Question

Show that 9^n can't end with 3 for any integer n.

Answer

**step1** Understanding the problem

The problem asks us to demonstrate that for any whole number $$n$$, the number $$9^n$$ (which means 9 multiplied by itself $$n$$ times) will never have 3 as its last digit.

**step2** Analyzing the last digits of the first few powers of 9

To understand the pattern, let's calculate the first few powers of 9 and observe their last digits:
For $$n=1$$, $$9^1 = 9$$. The last digit is 9.
For $$n=2$$, $$9^2 = 9 \times 9 = 81$$. The last digit is 1.
For $$n=3$$, $$9^3 = 9^2 \times 9 = 81 \times 9$$. To find the last digit of $$81 \times 9$$, we only need to multiply their last digits: $$1 \times 9 = 9$$. So, the last digit of $$9^3$$ is 9. (The full number is 729.)
For $$n=4$$, $$9^4 = 9^3 \times 9 = 729 \times 9$$. To find the last digit of $$729 \times 9$$, we only need to multiply their last digits: $$9 \times 9 = 81$$. So, the last digit of $$9^4$$ is 1. (The full number is 6561.)

**step3** Identifying the repeating pattern of last digits

Looking at the last digits we found:
- For $$9^1$$, the last digit is 9.
- For $$9^2$$, the last digit is 1.
- For $$9^3$$, the last digit is 9.
- For $$9^4$$, the last digit is 1.
We can see a clear pattern: the last digit of $$9^n$$ alternates between 9 and 1. When $$n$$ is an odd number, the last digit is 9. When $$n$$ is an even number, the last digit is 1.

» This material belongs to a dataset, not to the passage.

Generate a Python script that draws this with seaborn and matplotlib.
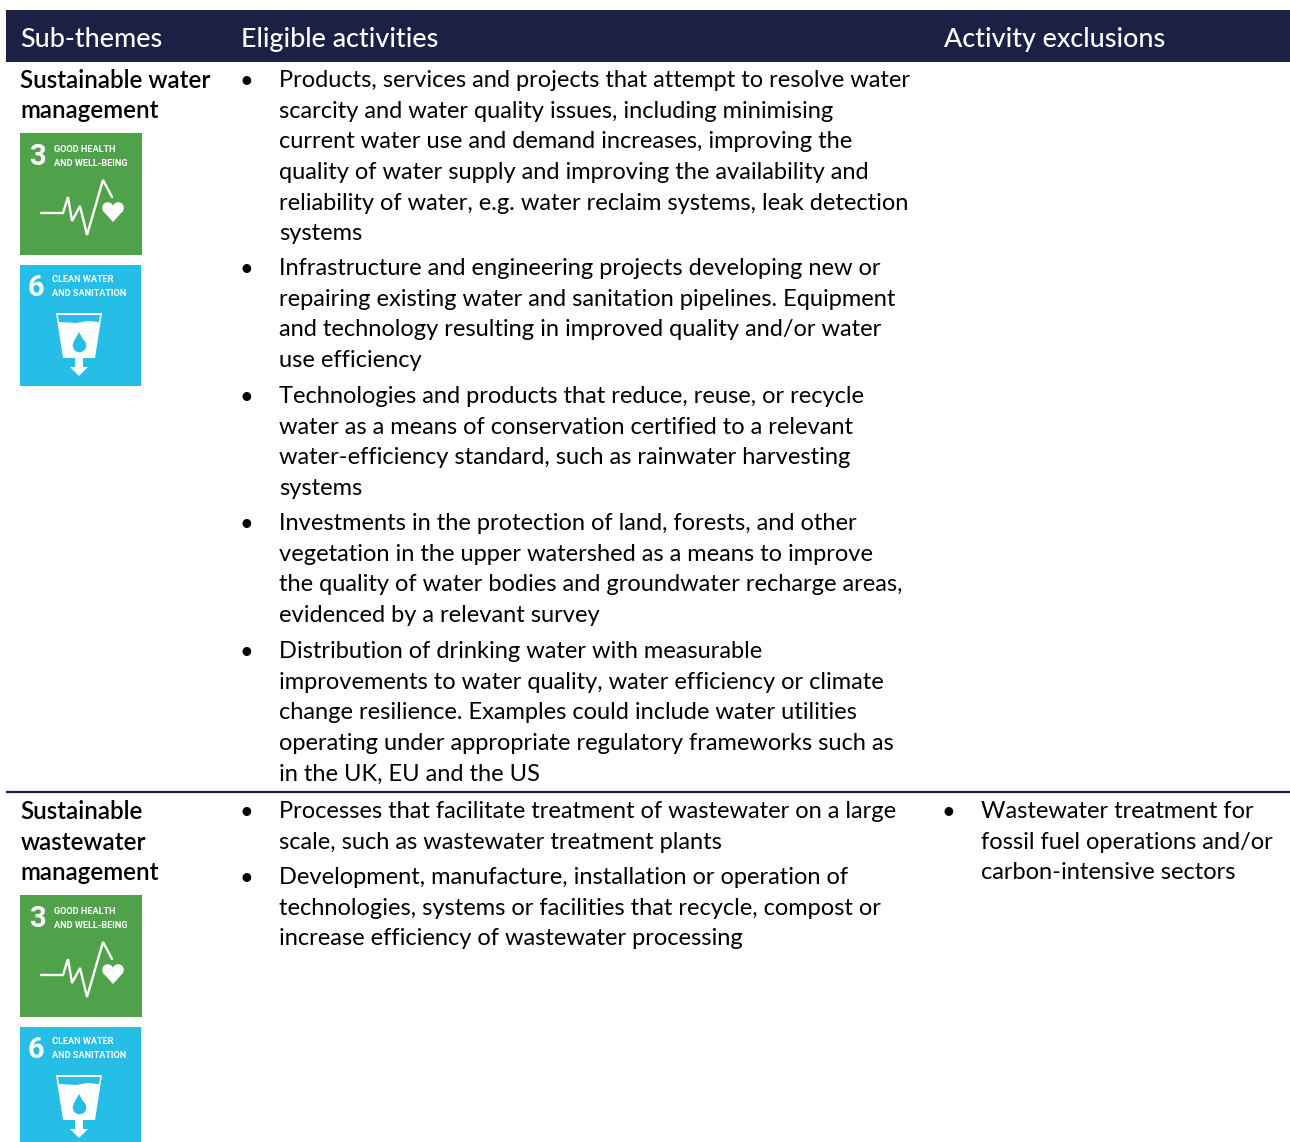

**step4** Explaining why this pattern continues

The last digit of any product is determined only by the last digits of the numbers being multiplied.
- If a number ends in 9, and you multiply it by 9, the new last digit will be the last digit of $$9 \times 9 = 81$$, which is 1.
- If a number ends in 1, and you multiply it by 9, the new last digit will be the last digit of $$1 \times 9 = 9$$, which is 9.
Since $$9^n$$ is always obtained by multiplying the previous power of 9 by 9, its last digit will always follow this cycle of 9, then 1, then 9, then 1, and so on. Therefore, the last digit of $$9^n$$ will always be either 9 or 1.

**step5** Conclusion

Because the last digit of $$9^n$$ can only ever be 9 or 1, it is impossible for $$9^n$$ to end with the digit 3 for any whole number $$n$$.